Unfortunately, Klein goes on:
Ryan will point out that the real budget problem is health-care
driven spending, and he’s got a long-term plan to deal with that.
People can argue about whether his Roadmap, which operates by the
principle of “we simply lower the cap and then those things go
down,” will actually work. But fiscal responsibility isn’t measured
by what you want. It’s measured by what you do.
If Ryan could “do” the Roadmap, he would. In fact he’s trying to
“do” everything he can to make it law.
The reality is that every Democrat who voted to cut Medicare by
more than $500 billion and raise taxes by more than $400 billion in
order to offset the cost of the health-care bill cast a tougher
vote for fiscal responsibility than Ryan has.
It’s not true that a vote for Obamacare was a vote for fiscal
responsibility, even assuming that those Medicare cuts and taxes
will materialize, which is a big assumption. It is true that, by
those assumptions, Obamacare would cut the deficit. But that’s not
the same thing as fiscal responsibility. Given the nation’s looming
fiscal problems, the new spending that Obamacare mandates is
fiscally irresponsible, whether or not Obamacare cuts the
deficit on paper.
By the way, no one cares how many awards for fiscal
responsibility Ryan gets. If he leads Congress toward sustainable
long-term budgets but fails to win an award ever again, you won’t
hear me complaining.
SamF| 1.10.11 @ 8:26PM
I understand Ryan has not gotten his policy objectives, and Klein is speaking in a vacuum..but:
"And the claim that the tax deal increased the deficit by $850 billion makes sense in a meaningless, litigious way"
What does not mean???? The tax cut deal didn't raise the deficit? How does that math work?
Jake from Baltimore| 1.11.11 @ 8:19AM
It means that only in Washington can someone try to argue that allowing citizens to keep a greater share of THEIR OWN MONEY somehow increases the deficit. In reality, the problem isn't government revenue, it's government's runaway spending. That's the variable of the deficit equation Ryan and others are trying to change. To argue that decreasing revenue automatically increases the deficit assumes a never-ending upward trajectory of government spending, a premise Ryan (correctly) doesn't assume.
Robert Bell| 1.11.11 @ 10:53AM
"To argue that decreasing revenue automatically increases the deficit assumes a never-ending upward trajectory of government spending, a premise Ryan (correctly) doesn't assume"
No it doesn't. It is simply the definition of a deficit, i.e. the excess of spending over revenue. Consider two situations:
1. The government collects $110 in revenues and spends $110, then cuts taxes by $10.

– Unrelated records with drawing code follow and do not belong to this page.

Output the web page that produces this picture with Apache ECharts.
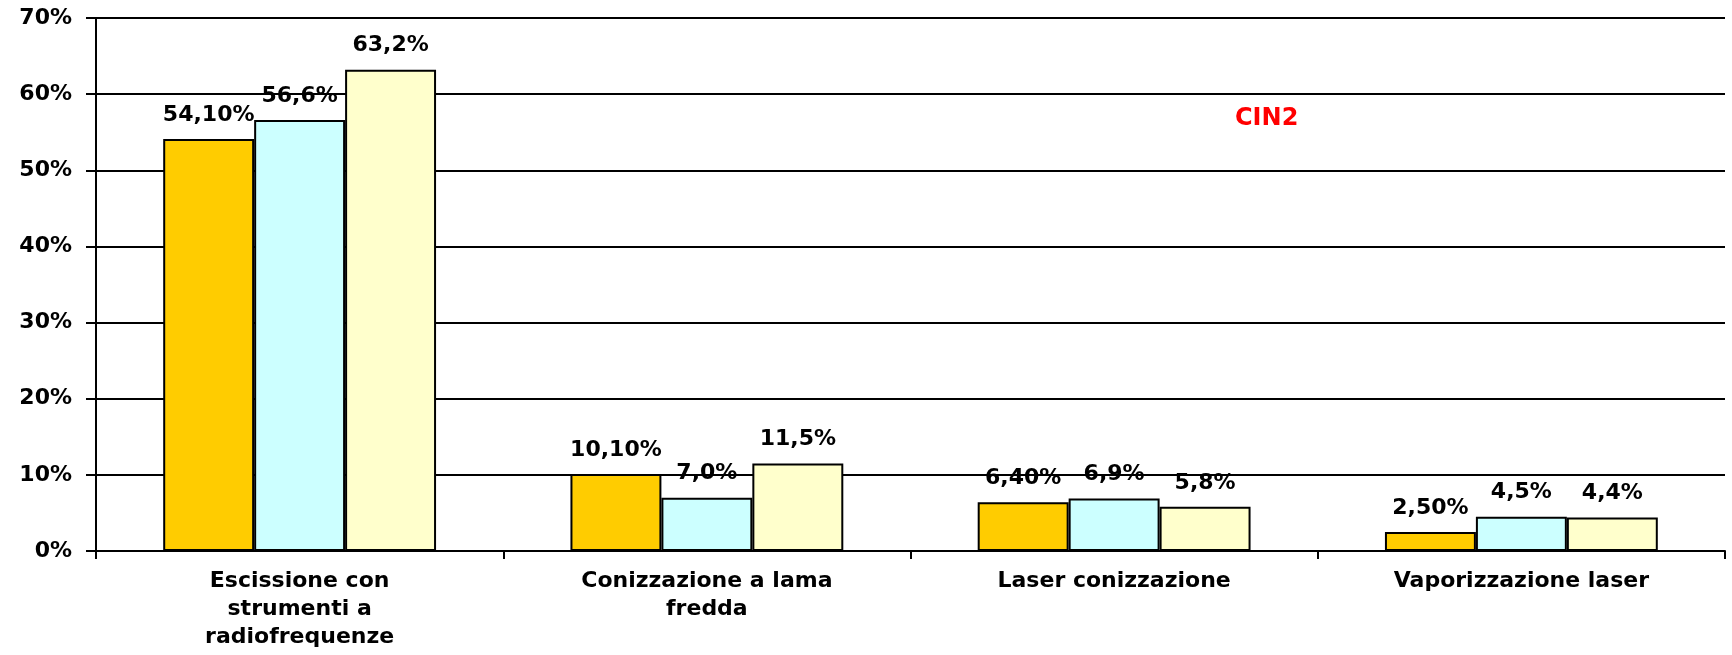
<!DOCTYPE html>
<html>
<head>
<meta charset="utf-8">
<title>CIN2</title>
<script src="https://cdn.jsdelivr.net/npm/echarts@6/dist/echarts.min.js"></script>
<style>
  html, body { margin: 0; padding: 0; background: #fff; }
  #chart { width: 1732px; height: 655px; }
</style>
</head>
<body>
<div id="chart"></div>
<script>
  var categories = ['Escissione con\nstrumenti a\nradiofrequenze', 'Conizzazione a lama\nfredda', 'Laser conizzazione', 'Vaporizzazione laser'];
  var serie1 = [54.1, 10.1, 6.4, 2.5];
  var serie2 = [56.6, 7.0, 6.9, 4.5];
  var serie3 = [63.2, 11.5, 5.8, 4.4];
  var yTicks = [0, 10, 20, 30, 40, 50, 60, 70];

  var font = 'DejaVu Sans';
  var colors = ['#ffcc00', '#ccffff', '#ffffcc'];
  // decimali stampati nelle etichette (la prima serie ne usa due)
  var decimals = [2, 1, 1];

  function makeSerie(name, data, i) {
    return {
      name: name,
      type: 'bar',
      barGap: 0,
      barCategoryGap: '33%',
      data: data,
      itemStyle: {
        color: colors[i],
        borderColor: '#000',
        borderWidth: 2
      },
      label: {
        show: true,
        position: 'top',
        distance: 13,
        color: '#000',
        fontFamily: font,
        fontWeight: 'bold',
        fontSize: 22,
        formatter: function (p) {
          return p.value.toFixed(decimals[i]).replace('.', ',') + '%';
        }
      }
    };
  }

  var myChart = echarts.init(document.getElementById('chart'));
  var option = {
    animation: false,
    backgroundColor: '#fff',
    grid: {
      left: 96,
      right: 7,
      top: 18,
      bottom: 104
    },
    xAxis: {
      type: 'category',
      data: categories,
      axisLine: { lineStyle: { color: '#000', width: 2 } },
      axisTick: { show: true, length: 8, lineStyle: { color: '#000', width: 2 } },
      axisLabel: {
        margin: 16,
        color: '#000',
        fontFamily: font,
        fontWeight: 'bold',
        fontSize: 22,
        lineHeight: 28,
        interval: 0
      }
    },
    yAxis: {
      type: 'value',
      min: yTicks[0],
      max: yTicks[yTicks.length - 1],
      interval: 10,
      axisLine: { show: true, lineStyle: { color: '#000', width: 2 } },
      axisTick: { show: true, length: 10, lineStyle: { color: '#000', width: 2 } },
      axisLabel: {
        margin: 24,
        color: '#000',
        fontFamily: font,
        fontWeight: 'bold',
        fontSize: 22,
        formatter: '{value}%'
      },
      splitLine: { lineStyle: { color: '#000', width: 2 } }
    },
    graphic: [{
      type: 'text',
      left: 1235,
      top: 107,
      style: {
        text: 'CIN2',
        fill: '#ff0000',
        font: 'bold 24px "DejaVu Sans"'
      }
    }],
    series: [
      makeSerie('Serie 1', serie1, 0),
      makeSerie('Serie 2', serie2, 1),
      makeSerie('Serie 3', serie3, 2)
    ]
  };
  myChart.setOption(option);
</script>
</body>
</html>
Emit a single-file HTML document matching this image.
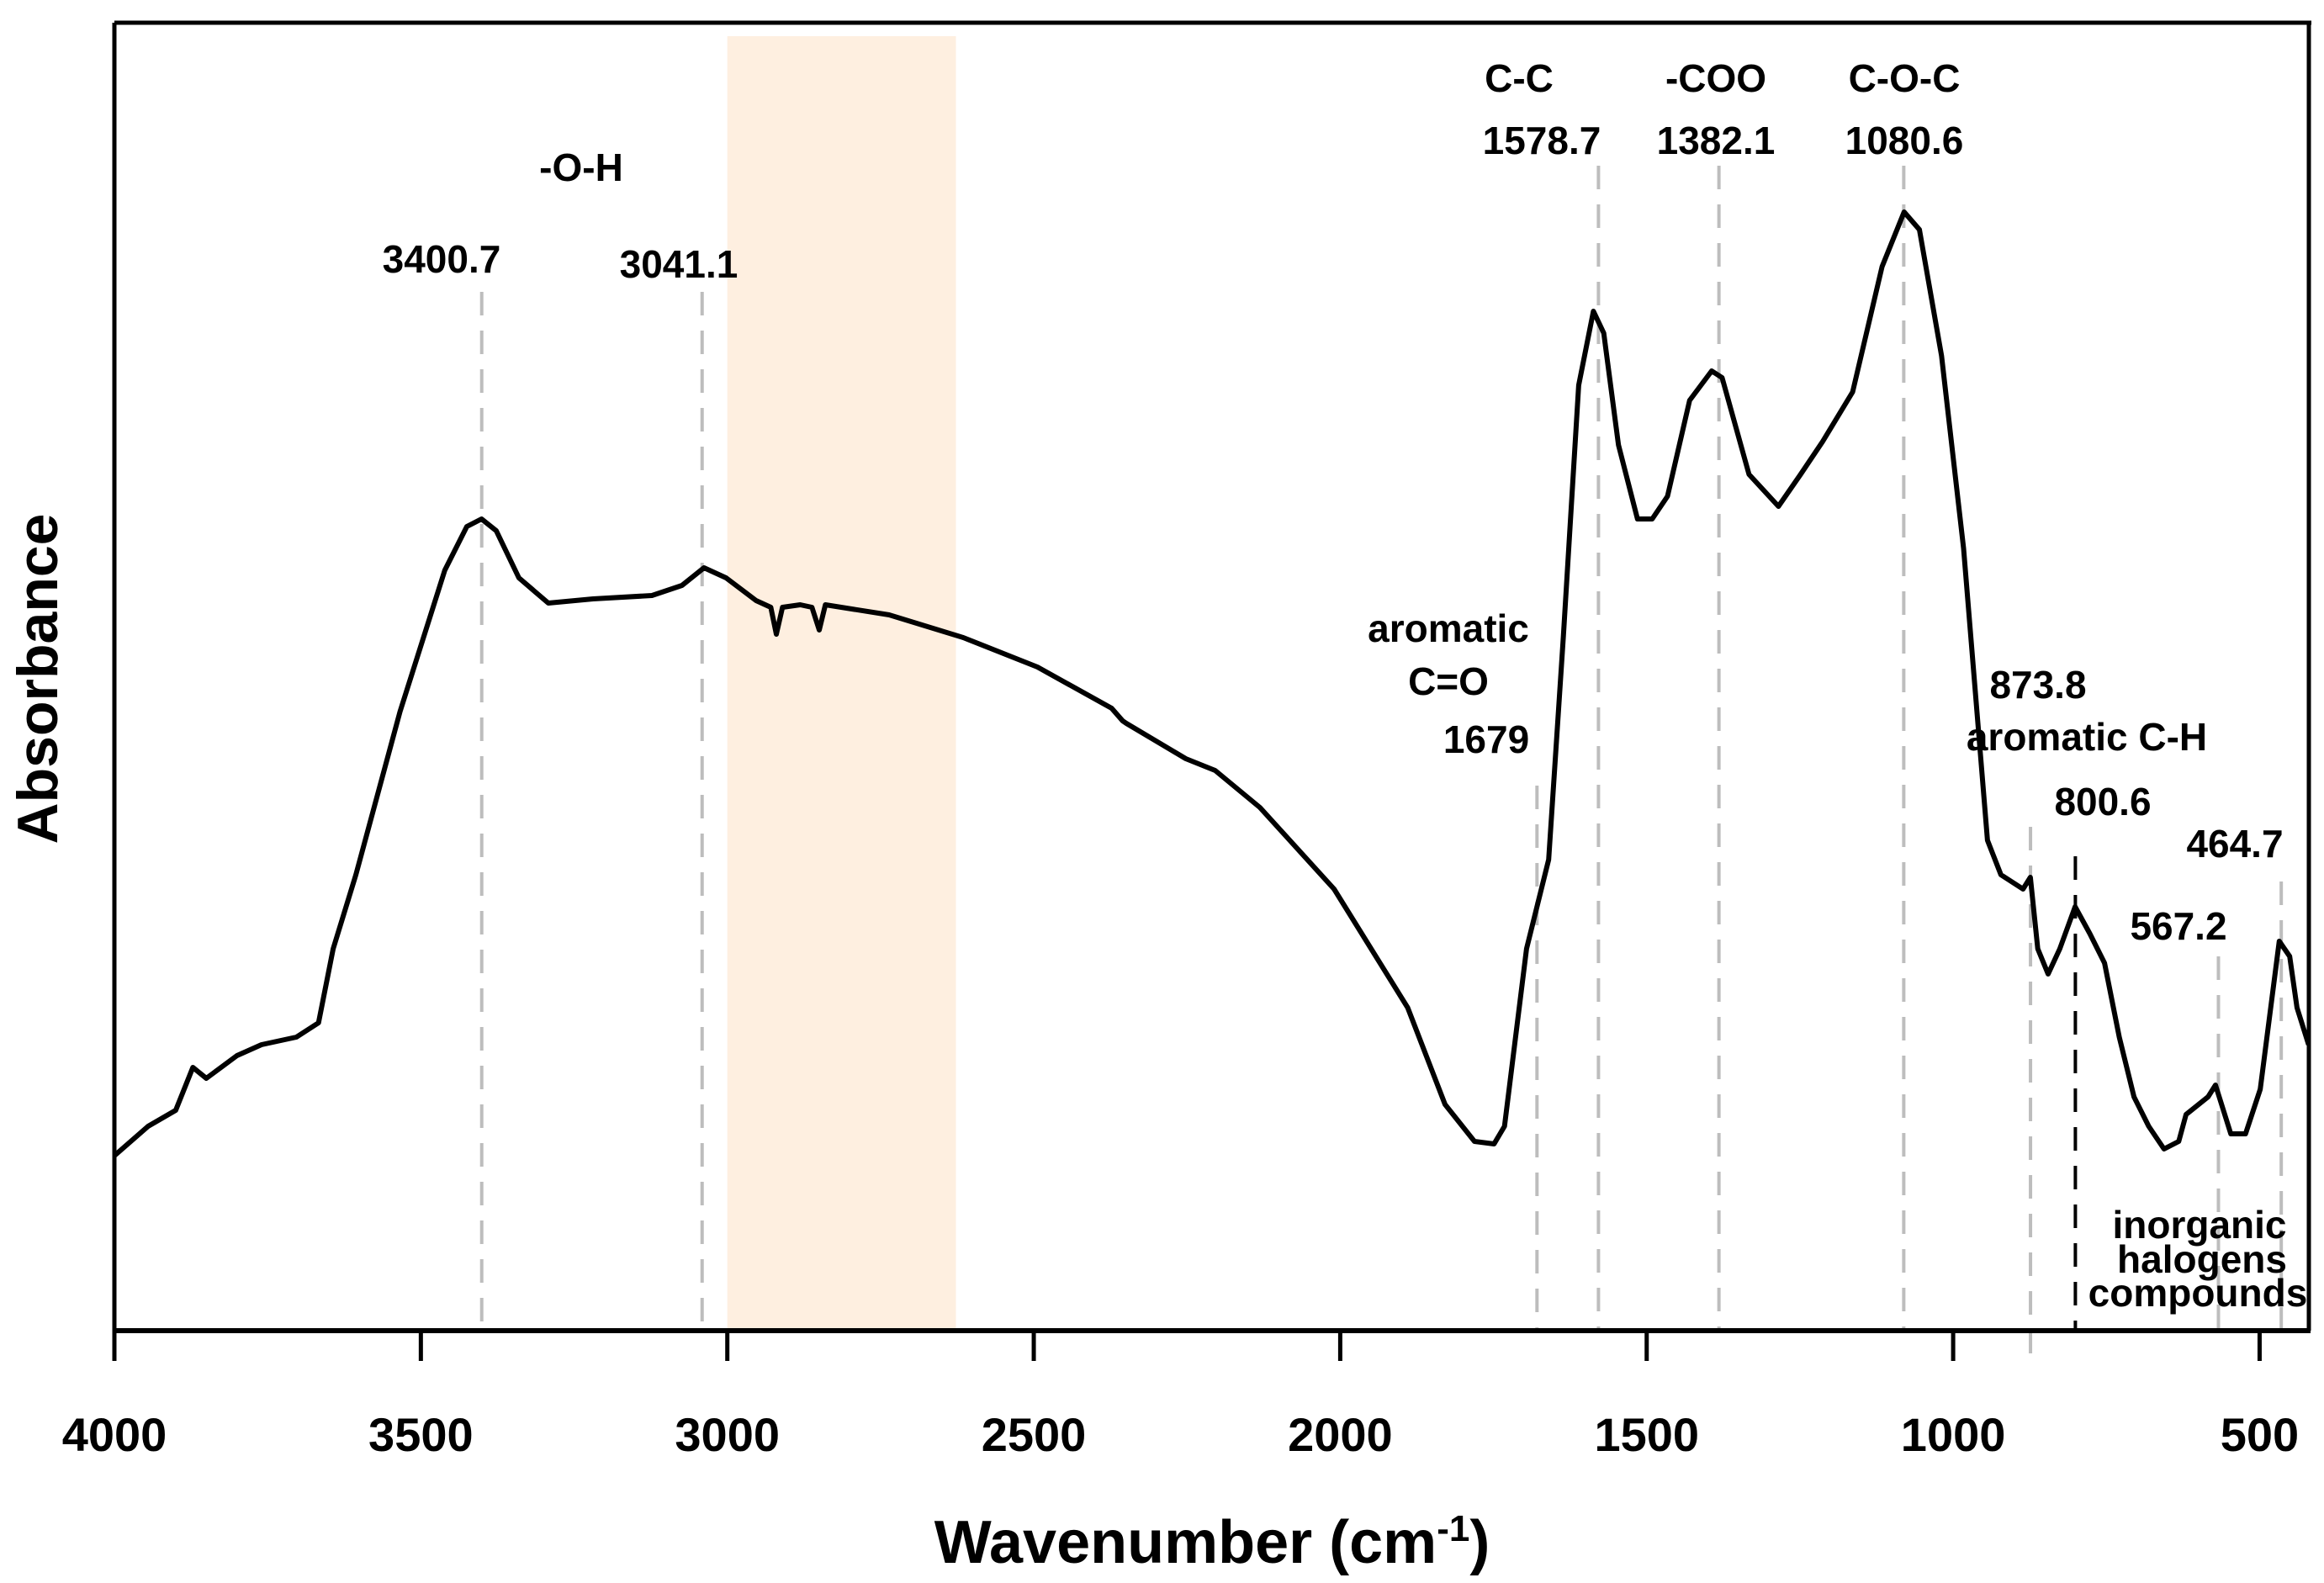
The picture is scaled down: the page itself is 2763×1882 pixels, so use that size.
<!DOCTYPE html>
<html><head><meta charset="utf-8"><style>
html,body{margin:0;padding:0;background:#fff;}
svg{display:block;font-family:"Liberation Sans",Arial,sans-serif;font-weight:bold;}
</style></head><body>
<svg id="chart" width="2763" height="1882" viewBox="0 0 2763 1882">
<g id="band"></g>
<g id="refs"></g>
<g id="axes"></g>
<g id="series"></g>
<g id="labels"></g>
</svg>
<script>
const wavenumbers = [4000,3945,3900,3872,3850,3800,3760,3703,3667,3643,3606,3534,3461,3425,3401,3377,3340,3292,3219,3123,3074,3038,3002,2953,2929,2920,2910,2881,2862,2850,2840,2736,2615,2494,2373,2355,2349,2252,2204,2131,2010,1890,1829,1781,1749,1732,1696,1660,1636,1611,1587,1570,1546,1515,1491,1466,1430,1394,1377,1333,1285,1249,1213,1164,1116,1080,1055,1019,983,944,922,886,874,862,845,826,801,777,753,729,705,681,656,632,620,584,572,547,523,499,468,451,439,420];
const absorbance = [208,243,262,313,300,327,340,349,366,454,542,736,904,956,965,951,895,865,870,874,886,907,895,868,860,828,860,863,860,833,863,851,824,789,740,725,722,680,666,622,525,384,269,225,222,243,454,560,824,1124,1212,1186,1053,965,965,992,1106,1141,1133,1018,980,1018,1057,1116,1265,1330,1309,1159,930,583,542,525,539,454,424,454,504,472,437,349,278,243,216,225,257,278,292,234,234,287,463,445,384,340];
const xTicks = [4000,3500,3000,2500,2000,1500,1000,500];
const refPeaks = [3400.7,3041.1,1679,1578.7,1382.1,1080.6,873.8,800.6,567.2,464.7];
const refTops = [347,347,934,197,197,197,983,1018,1137,1048];
const bandRange = [3000,2627];

const L=136,B=1582,R=2745,TOP=27;
const xs = v => L + (4000 - v) * 0.7287;
const ys = a => B - a;
const NS="http://www.w3.org/2000/svg";
function mk(tag, parent, attrs){const e=document.createElementNS(NS,tag);for(const k in attrs)e.setAttribute(k,attrs[k]);parent.appendChild(e);return e;}

const bandG=document.getElementById('band');
const band=mk('rect',bandG,{x:xs(bandRange[0]),y:43,width:xs(bandRange[1])-xs(bandRange[0]),height:B-43,fill:'#feefe0'});



const refG=document.getElementById('refs');
refPeaks.forEach((p,i)=>{
  const black = (p===800.6);
  const bottom = (p===873.8)?1610:B;
  const ln=mk('line',refG,{x1:xs(p),x2:xs(p),y1:refTops[i],y2:bottom,stroke:black?'#000':'#bdbdbd','stroke-width':4,'stroke-dasharray':'28,18'});
  
  
});

const ax=document.getElementById('axes');
const xa=mk('line',ax,{x1:L-2,x2:R+2,y1:B,y2:B,stroke:'#000','stroke-width':6});


const ya=mk('line',ax,{x1:L,x2:L,y1:TOP,y2:B+36,stroke:'#000','stroke-width':5});


const ta=mk('line',ax,{x1:L,x2:R+3,y1:TOP,y2:TOP,stroke:'#000','stroke-width':5});


const ra=mk('line',ax,{x1:R,x2:R,y1:TOP,y2:B,stroke:'#000','stroke-width':5});


xTicks.forEach(t=>{
  const tk=mk('line',ax,{x1:xs(t),x2:xs(t),y1:B,y2:B+36,stroke:'#000','stroke-width':5});
  
  
  const tl=mk('text',ax,{x:xs(t),y:1725,'text-anchor':'middle','font-size':56});
  tl.textContent=t;
  
  
});

const sg=document.getElementById('series');
let d='';
wavenumbers.forEach((v,i)=>{d+=(i?'L':'M')+xs(v).toFixed(1)+','+ys(absorbance[i]).toFixed(1);});
const path=mk('path',sg,{d:d,fill:'none',stroke:'#000','stroke-width':6,'stroke-linejoin':'round'});


</script>
<script>
const lg=document.getElementById('labels');
const annotations=[
 ['-O-H',691,215,'oh-label'],
 ['3400.7',525,324,'label-3400-7'],
 ['3041.1',807,330,'label-3041-1'],
 ['C-C',1806,109,'cc-label'],
 ['1578.7',1833,183,'label-1578-7'],
 ['-COO',2040,109,'coo-label'],
 ['1382.1',2040,183,'label-1382-1'],
 ['C-O-C',2264,109,'coc-label'],
 ['1080.6',2264,183,'label-1080-6'],
 ['aromatic',1722,763,'aromatic-label'],
 ['C=O',1722,826,'co-label'],
 ['1679',1767,895,'label-1679'],
 ['873.8',2423,830,'label-873-8'],
 ['aromatic C-H',2481,892,'aromatic-ch-label'],
 ['800.6',2500,969,'label-800-6'],
 ['567.2',2590,1117,'label-567-2'],
 ['464.7',2657,1019,'label-464-7'],
 ['inorganic',2615,1472,'inorganic-label'],
 ['halogens',2618,1513,'halogens-label'],
 ['compounds',2613,1553,'compounds-label']
];
annotations.forEach(a=>{
  const t=mk('text',lg,{x:a[1],y:a[2],'text-anchor':'middle','font-size':46});
  t.textContent=a[0];
  
  
});
const xt=mk('text',lg,{x:1441,y:1858,'text-anchor':'middle','font-size':72});
xt.innerHTML='Wavenumber (cm<tspan dy="-26" font-size="44">-1</tspan><tspan dy="26">)</tspan>';


const yt=mk('text',lg,{x:0,y:0,'text-anchor':'middle','font-size':68,transform:'translate(68,807) rotate(-90)'});
yt.textContent='Absorbance';


</script>
</body></html>
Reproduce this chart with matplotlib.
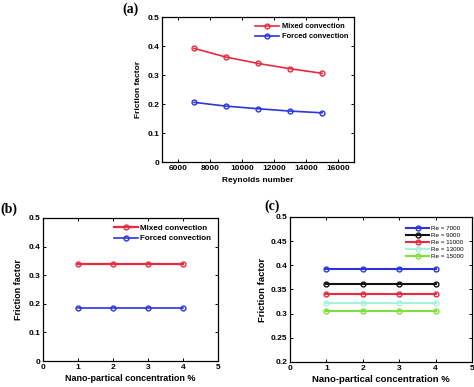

2. The government collects $100 in revenues and spends $100, then raises spending by $10.
Are you arguing that the fiscal position of the government would be different in these two cases?
PattyMor| 1.10.11 @ 9:27PM
Well the hands have barely gone down after the swearing in cermonies and already the drum beat from the Left starts up about the budget numbers. This is after Miss Nancy and her cohorts ran up 5 Trillion in debt in four years.
The Left has no honor and no ethics. I would not
vote Demon Party ever again. Who can trust them? They are spend-a-holics with YOUR money. Then some adults have to come along and clean up the mess. We have NO room to maneuver anymore. The budget numbers are dire and we are running out of time. We are soon coming to the point that we can no longer service the interest on the debt.
They have taken a great nation and ran it in the toilet. Deep in debt. Schools that don't educate. Jails full of minorities. Regulations that strangle anything productive.
SamF| 1.11.11 @ 7:30PM
Jake. I understand you would like to see the spending decreased. But on the pure math of it, if you take in less income, and spend the same, that, be definition increase the deficit (spending-revenue)
Patty: Medicare Part D, Iraq war, and tax cuts. That was the legacy of the last set of GOPers. They have no more fiscal discipline that Democrats do.